> [PROVIDED DATA]:
#####

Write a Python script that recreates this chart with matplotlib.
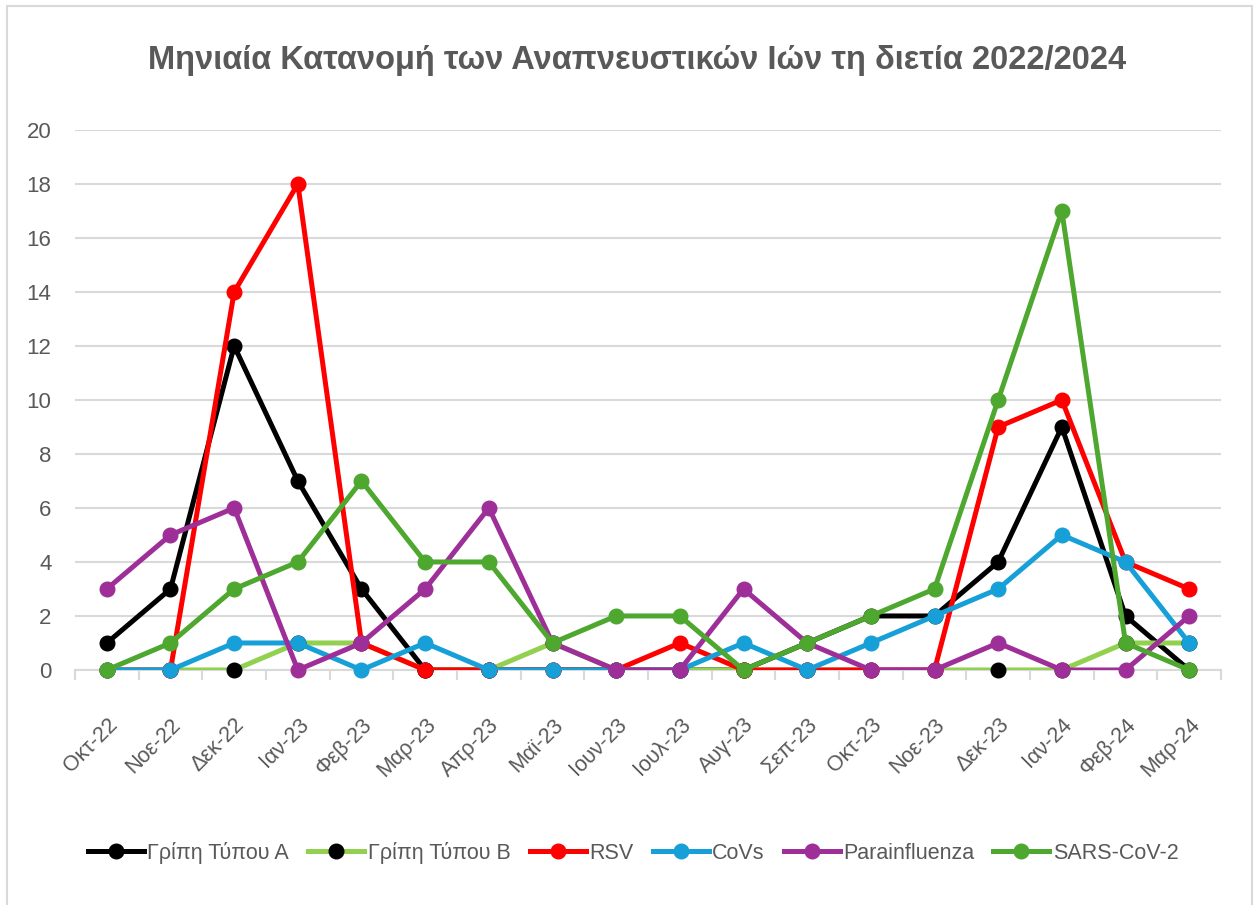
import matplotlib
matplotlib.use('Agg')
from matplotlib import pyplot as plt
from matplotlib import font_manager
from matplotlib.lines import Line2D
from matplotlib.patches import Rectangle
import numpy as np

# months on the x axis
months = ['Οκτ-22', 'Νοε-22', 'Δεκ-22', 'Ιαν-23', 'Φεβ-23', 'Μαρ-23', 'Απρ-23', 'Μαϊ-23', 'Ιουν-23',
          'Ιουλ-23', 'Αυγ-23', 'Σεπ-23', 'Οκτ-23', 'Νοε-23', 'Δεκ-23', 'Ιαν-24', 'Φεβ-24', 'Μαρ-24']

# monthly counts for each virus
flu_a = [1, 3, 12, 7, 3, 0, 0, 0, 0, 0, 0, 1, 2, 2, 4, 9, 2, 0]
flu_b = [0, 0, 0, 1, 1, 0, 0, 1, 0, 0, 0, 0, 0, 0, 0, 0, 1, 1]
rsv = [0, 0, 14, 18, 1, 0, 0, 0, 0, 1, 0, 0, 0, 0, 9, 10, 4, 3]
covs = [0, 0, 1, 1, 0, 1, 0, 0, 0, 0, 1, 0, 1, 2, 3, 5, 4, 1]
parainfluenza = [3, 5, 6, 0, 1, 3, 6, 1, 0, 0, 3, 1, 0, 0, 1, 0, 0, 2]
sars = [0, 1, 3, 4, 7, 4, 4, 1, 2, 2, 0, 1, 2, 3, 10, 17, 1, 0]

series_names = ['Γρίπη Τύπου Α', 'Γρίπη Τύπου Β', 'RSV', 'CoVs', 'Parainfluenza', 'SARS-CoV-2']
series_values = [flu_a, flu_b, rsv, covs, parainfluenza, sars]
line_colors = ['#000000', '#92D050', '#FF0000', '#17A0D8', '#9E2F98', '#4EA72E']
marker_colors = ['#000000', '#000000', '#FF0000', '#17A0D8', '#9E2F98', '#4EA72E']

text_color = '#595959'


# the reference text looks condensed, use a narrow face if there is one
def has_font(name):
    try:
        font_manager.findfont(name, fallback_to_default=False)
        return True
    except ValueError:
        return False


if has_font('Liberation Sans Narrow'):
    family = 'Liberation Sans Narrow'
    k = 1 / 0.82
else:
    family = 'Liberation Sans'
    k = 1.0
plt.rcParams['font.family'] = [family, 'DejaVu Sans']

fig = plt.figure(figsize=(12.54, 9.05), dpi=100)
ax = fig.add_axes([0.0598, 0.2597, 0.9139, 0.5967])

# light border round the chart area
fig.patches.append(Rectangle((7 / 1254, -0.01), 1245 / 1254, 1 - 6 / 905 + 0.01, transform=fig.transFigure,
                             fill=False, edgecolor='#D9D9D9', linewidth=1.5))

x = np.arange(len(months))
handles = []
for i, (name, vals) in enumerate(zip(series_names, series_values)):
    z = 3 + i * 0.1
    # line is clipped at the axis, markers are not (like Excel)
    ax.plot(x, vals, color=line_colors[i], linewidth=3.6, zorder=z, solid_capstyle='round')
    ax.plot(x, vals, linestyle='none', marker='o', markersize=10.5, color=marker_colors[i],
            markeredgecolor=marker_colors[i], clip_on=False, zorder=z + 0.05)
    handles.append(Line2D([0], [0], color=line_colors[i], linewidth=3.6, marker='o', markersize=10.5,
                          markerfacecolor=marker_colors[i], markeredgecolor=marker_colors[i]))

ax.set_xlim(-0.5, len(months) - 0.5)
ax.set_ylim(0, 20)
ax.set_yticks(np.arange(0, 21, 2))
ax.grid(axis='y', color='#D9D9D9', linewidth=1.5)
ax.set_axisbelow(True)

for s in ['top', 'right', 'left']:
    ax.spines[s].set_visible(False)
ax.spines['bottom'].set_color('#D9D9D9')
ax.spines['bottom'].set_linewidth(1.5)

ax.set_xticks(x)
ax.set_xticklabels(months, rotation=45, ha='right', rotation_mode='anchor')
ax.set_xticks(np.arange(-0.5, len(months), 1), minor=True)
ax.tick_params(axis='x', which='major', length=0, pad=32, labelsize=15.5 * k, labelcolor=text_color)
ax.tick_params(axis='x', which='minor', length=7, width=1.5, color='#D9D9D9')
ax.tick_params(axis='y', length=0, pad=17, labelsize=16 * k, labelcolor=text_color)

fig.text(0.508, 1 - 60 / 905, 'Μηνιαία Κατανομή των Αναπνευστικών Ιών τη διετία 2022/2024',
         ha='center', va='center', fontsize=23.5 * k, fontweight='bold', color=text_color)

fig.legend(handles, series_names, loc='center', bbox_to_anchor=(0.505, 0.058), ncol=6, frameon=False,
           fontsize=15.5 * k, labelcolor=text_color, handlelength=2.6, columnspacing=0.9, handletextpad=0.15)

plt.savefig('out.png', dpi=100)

#####

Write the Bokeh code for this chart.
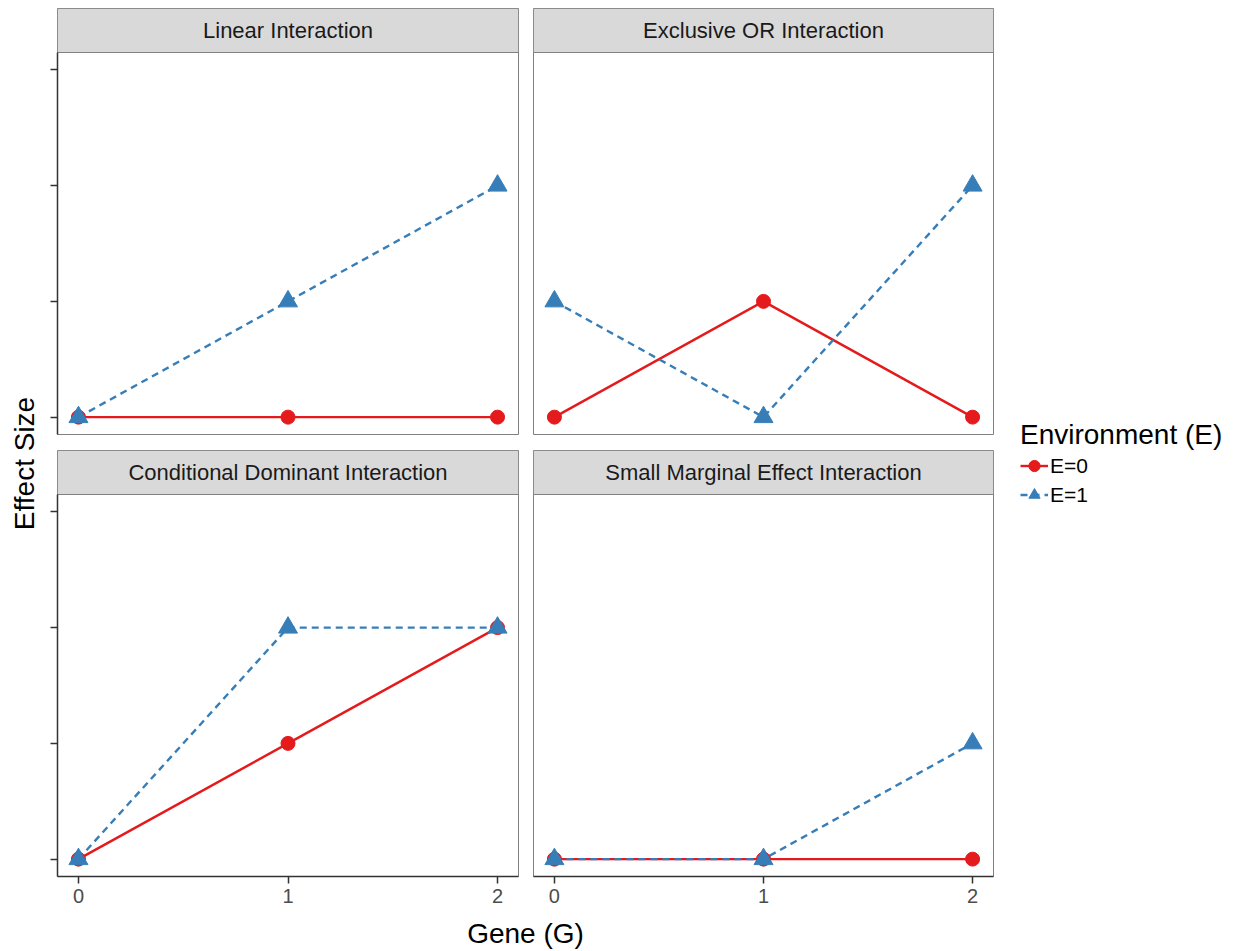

#####

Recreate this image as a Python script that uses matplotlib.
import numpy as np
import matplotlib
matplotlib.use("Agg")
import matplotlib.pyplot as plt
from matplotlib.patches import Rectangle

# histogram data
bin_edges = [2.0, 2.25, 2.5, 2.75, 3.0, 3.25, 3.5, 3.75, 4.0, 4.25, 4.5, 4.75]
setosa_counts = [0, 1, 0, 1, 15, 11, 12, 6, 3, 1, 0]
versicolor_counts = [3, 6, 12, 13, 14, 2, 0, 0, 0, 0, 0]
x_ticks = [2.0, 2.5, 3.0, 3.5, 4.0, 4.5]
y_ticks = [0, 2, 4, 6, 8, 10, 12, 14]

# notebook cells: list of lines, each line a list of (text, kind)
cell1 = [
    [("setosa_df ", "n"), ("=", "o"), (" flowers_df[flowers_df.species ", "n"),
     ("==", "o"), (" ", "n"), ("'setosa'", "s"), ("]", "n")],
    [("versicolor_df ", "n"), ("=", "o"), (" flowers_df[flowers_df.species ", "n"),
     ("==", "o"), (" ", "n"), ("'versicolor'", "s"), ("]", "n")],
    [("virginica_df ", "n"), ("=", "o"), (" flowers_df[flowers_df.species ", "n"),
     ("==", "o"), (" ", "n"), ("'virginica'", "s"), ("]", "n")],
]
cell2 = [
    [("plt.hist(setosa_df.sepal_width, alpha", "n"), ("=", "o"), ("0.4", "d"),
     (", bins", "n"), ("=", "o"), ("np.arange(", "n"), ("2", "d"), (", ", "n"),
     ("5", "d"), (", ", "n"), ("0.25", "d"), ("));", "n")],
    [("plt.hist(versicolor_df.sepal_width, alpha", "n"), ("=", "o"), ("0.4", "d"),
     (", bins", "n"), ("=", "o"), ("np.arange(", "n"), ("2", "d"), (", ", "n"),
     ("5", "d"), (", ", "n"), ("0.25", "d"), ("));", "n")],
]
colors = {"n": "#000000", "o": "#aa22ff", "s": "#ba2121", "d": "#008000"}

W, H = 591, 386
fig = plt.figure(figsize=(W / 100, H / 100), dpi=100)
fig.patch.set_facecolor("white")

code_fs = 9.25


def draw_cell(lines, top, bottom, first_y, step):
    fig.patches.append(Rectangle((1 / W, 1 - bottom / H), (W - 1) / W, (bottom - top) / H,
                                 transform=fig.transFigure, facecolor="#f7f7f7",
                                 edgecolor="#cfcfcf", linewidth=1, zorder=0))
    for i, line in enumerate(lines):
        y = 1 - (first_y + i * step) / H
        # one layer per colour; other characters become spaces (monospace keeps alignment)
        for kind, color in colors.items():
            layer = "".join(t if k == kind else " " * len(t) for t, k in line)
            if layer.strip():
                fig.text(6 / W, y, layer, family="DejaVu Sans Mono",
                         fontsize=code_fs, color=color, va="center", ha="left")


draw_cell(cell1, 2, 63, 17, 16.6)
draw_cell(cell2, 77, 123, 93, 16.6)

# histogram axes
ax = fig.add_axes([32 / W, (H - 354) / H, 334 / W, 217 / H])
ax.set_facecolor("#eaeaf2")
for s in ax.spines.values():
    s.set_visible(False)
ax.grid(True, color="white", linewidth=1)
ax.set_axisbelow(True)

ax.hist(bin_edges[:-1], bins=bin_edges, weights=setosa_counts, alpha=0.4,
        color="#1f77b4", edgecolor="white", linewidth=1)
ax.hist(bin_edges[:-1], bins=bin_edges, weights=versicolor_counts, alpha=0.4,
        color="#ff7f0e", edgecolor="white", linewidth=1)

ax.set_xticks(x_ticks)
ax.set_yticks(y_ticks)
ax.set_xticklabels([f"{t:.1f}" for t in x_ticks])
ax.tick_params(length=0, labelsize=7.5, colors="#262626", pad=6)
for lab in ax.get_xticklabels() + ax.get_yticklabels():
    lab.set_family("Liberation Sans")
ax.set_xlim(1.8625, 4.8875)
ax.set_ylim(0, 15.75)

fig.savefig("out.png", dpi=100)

#####

> [EXERCISE OBJECTIVE]: Pick out and copy the lines of the material that include the word "Write".

> [THE RESULT]:
Write a Python script that recreates this chart with matplotlib.
Write the Bokeh code for this chart.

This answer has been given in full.